## Supplied data
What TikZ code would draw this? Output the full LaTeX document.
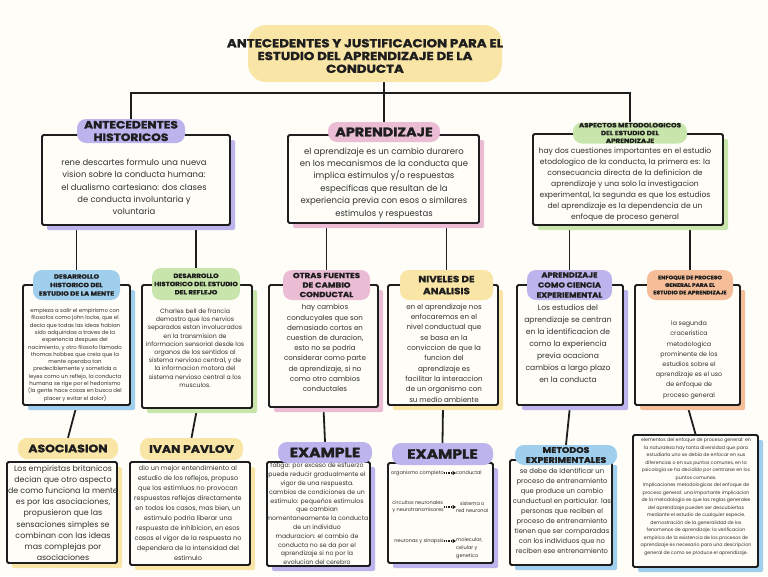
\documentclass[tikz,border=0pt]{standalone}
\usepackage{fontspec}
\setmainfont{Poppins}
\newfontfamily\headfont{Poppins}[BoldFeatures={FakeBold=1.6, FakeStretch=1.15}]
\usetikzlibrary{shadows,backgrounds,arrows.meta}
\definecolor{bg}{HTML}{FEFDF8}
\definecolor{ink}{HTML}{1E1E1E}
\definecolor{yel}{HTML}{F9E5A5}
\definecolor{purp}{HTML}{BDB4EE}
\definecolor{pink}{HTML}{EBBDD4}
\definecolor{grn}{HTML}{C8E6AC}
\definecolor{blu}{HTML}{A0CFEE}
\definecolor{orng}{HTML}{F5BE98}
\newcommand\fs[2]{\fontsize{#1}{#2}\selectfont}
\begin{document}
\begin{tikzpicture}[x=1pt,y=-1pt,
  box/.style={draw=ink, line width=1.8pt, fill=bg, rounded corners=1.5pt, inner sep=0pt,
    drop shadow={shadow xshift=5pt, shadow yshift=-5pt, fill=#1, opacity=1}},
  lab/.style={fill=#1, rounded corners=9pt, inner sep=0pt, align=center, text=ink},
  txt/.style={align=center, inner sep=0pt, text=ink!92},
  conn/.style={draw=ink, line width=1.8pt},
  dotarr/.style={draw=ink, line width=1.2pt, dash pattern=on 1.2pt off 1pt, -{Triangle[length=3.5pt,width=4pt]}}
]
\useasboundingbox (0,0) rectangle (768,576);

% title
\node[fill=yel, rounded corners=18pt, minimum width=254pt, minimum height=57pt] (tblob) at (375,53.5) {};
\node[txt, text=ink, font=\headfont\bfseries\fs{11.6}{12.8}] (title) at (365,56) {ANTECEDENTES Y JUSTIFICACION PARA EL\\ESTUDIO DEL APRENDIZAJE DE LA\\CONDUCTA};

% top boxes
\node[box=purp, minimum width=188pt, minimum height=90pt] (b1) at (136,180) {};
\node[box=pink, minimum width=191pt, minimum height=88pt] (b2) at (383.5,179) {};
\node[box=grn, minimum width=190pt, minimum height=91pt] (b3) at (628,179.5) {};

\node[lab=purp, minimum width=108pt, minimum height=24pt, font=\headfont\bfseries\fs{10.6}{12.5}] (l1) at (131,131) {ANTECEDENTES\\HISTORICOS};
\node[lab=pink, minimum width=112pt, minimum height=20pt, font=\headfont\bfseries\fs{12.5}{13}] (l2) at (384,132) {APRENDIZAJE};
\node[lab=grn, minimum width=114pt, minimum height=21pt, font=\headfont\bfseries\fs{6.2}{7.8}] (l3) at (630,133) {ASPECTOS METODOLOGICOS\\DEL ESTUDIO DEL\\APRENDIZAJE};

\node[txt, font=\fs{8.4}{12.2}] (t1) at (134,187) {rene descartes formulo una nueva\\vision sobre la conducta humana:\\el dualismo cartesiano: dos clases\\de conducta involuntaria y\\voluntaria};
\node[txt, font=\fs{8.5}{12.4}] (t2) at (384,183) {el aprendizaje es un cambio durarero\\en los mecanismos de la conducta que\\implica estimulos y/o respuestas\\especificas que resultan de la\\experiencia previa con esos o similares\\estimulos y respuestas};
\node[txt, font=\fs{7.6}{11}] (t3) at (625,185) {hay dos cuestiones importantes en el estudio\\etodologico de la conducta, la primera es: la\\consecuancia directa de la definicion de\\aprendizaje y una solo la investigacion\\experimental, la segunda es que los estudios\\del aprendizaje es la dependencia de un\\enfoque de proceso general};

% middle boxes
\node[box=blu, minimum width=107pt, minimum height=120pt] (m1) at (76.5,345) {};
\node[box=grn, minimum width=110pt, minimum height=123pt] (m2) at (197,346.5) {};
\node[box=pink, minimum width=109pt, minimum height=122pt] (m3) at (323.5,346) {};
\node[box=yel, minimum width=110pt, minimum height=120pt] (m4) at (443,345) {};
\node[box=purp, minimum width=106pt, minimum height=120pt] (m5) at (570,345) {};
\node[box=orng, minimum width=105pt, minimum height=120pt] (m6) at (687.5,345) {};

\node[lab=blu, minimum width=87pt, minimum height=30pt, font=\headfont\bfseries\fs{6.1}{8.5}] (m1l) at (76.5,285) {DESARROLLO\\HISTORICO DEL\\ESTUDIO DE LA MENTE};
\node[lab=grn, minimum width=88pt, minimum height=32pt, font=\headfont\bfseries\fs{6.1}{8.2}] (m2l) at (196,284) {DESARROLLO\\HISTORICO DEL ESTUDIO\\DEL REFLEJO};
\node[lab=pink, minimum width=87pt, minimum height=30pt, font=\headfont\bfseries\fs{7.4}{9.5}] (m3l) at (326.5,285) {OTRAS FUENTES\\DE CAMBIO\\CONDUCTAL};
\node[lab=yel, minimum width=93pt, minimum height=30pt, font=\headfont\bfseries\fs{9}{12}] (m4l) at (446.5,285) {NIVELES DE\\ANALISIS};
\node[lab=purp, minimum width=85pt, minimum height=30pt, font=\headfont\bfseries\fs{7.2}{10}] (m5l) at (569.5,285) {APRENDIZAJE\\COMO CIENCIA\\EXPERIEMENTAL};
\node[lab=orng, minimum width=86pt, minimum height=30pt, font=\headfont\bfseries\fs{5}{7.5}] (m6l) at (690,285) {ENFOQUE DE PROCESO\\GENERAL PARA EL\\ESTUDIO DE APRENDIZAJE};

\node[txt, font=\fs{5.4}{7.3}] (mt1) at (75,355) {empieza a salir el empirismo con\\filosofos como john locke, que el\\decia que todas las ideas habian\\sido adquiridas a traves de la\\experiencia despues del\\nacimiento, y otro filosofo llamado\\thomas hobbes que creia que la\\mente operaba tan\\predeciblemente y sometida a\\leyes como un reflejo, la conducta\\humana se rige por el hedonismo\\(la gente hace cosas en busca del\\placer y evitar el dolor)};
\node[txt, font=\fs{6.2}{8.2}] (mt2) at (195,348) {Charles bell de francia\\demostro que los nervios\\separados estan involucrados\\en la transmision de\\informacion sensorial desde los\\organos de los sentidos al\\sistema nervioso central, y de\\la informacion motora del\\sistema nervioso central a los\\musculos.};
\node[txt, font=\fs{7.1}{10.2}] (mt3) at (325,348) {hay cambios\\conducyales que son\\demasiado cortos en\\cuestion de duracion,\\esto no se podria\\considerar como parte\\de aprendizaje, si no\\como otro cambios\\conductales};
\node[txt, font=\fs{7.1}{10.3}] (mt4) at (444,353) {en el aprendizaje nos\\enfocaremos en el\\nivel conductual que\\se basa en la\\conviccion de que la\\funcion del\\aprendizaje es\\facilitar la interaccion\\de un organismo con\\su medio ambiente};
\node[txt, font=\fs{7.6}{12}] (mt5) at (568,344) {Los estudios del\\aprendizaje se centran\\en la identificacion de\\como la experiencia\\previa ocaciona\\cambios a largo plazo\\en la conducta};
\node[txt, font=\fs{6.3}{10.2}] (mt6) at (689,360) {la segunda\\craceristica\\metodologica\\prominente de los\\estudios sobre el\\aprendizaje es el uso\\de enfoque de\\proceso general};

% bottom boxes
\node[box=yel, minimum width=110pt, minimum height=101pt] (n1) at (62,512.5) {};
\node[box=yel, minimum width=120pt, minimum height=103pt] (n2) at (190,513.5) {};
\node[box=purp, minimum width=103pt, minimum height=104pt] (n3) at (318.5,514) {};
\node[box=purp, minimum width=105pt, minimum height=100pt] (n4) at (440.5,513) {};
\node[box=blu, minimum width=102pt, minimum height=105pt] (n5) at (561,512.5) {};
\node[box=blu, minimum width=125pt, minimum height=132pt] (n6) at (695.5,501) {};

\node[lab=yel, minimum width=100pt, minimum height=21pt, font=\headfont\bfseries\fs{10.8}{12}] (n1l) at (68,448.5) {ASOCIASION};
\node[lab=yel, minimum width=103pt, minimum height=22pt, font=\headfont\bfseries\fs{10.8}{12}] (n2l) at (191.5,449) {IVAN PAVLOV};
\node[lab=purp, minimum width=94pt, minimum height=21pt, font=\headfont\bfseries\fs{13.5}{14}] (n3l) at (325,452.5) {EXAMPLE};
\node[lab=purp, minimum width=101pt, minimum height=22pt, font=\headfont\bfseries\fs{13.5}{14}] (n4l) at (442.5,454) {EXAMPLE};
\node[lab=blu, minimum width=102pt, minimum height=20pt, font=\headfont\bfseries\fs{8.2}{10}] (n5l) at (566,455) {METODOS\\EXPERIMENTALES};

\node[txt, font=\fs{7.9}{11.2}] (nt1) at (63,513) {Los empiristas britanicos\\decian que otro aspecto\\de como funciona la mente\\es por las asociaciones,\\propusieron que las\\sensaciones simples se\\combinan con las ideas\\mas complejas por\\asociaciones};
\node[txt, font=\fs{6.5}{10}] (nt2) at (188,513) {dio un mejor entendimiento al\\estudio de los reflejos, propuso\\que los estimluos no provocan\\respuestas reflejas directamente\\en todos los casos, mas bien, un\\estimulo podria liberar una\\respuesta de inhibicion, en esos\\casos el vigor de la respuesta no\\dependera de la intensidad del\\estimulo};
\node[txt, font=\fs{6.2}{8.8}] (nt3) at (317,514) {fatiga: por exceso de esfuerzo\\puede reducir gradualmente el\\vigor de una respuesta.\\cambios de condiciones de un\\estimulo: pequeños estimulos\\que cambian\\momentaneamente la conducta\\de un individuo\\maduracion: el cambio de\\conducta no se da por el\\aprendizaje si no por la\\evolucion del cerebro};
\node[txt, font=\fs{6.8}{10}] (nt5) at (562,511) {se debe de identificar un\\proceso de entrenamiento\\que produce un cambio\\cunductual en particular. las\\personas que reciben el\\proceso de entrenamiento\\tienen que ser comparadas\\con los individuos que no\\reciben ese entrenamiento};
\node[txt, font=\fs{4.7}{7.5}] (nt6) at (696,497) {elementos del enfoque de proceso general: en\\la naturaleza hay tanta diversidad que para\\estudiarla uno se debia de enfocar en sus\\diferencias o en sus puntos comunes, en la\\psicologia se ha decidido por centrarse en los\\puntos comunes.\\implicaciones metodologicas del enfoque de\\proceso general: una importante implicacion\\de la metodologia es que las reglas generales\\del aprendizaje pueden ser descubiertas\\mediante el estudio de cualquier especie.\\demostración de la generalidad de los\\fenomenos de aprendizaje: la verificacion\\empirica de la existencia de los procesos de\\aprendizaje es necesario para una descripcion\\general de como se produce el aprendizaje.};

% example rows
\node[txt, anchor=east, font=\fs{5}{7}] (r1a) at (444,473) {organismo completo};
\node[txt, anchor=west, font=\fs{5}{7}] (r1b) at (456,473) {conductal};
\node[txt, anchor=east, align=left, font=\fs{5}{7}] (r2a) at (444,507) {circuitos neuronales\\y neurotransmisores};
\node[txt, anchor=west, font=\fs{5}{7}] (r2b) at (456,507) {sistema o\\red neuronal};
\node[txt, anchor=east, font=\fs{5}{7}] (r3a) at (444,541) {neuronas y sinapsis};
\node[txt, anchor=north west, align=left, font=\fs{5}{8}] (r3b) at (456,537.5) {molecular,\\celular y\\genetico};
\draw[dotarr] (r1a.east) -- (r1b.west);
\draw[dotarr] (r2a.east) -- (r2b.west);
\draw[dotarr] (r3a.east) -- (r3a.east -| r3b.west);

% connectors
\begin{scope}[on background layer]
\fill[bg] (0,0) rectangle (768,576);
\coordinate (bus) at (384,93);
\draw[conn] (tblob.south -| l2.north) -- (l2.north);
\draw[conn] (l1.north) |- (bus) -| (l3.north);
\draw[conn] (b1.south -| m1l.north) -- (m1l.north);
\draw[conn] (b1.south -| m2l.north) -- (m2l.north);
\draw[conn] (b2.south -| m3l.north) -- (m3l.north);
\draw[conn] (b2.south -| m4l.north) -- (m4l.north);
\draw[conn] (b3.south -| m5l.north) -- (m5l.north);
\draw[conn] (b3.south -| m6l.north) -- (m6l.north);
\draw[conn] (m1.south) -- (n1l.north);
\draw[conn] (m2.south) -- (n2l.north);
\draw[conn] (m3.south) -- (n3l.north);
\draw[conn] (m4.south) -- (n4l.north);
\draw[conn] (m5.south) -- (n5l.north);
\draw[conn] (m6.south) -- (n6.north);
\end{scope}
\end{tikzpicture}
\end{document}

## What this task involves
From the top of the listing above, repeat each line exactly until you reach the line containing "minimum width=190pt, minimum", and repeat that one too. Leave the pictures out.

## Solution for this task
What TikZ code would draw this? Output the full LaTeX document.
\documentclass[tikz,border=0pt]{standalone}
\usepackage{fontspec}
\setmainfont{Poppins}
\newfontfamily\headfont{Poppins}[BoldFeatures={FakeBold=1.6, FakeStretch=1.15}]
\usetikzlibrary{shadows,backgrounds,arrows.meta}
\definecolor{bg}{HTML}{FEFDF8}
\definecolor{ink}{HTML}{1E1E1E}
\definecolor{yel}{HTML}{F9E5A5}
\definecolor{purp}{HTML}{BDB4EE}
\definecolor{pink}{HTML}{EBBDD4}
\definecolor{grn}{HTML}{C8E6AC}
\definecolor{blu}{HTML}{A0CFEE}
\definecolor{orng}{HTML}{F5BE98}
\newcommand\fs[2]{\fontsize{#1}{#2}\selectfont}
\begin{document}
\begin{tikzpicture}[x=1pt,y=-1pt,
  box/.style={draw=ink, line width=1.8pt, fill=bg, rounded corners=1.5pt, inner sep=0pt,
    drop shadow={shadow xshift=5pt, shadow yshift=-5pt, fill=#1, opacity=1}},
  lab/.style={fill=#1, rounded corners=9pt, inner sep=0pt, align=center, text=ink},
  txt/.style={align=center, inner sep=0pt, text=ink!92},
  conn/.style={draw=ink, line width=1.8pt},
  dotarr/.style={draw=ink, line width=1.2pt, dash pattern=on 1.2pt off 1pt, -{Triangle[length=3.5pt,width=4pt]}}
]
\useasboundingbox (0,0) rectangle (768,576);

% title
\node[fill=yel, rounded corners=18pt, minimum width=254pt, minimum height=57pt] (tblob) at (375,53.5) {};
\node[txt, text=ink, font=\headfont\bfseries\fs{11.6}{12.8}] (title) at (365,56) {ANTECEDENTES Y JUSTIFICACION PARA EL\\ESTUDIO DEL APRENDIZAJE DE LA\\CONDUCTA};

% top boxes
\node[box=purp, minimum width=188pt, minimum height=90pt] (b1) at (136,180) {};
\node[box=pink, minimum width=191pt, minimum height=88pt] (b2) at (383.5,179) {};
\node[box=grn, minimum width=190pt, minimum height=91pt] (b3) at (628,179.5) {};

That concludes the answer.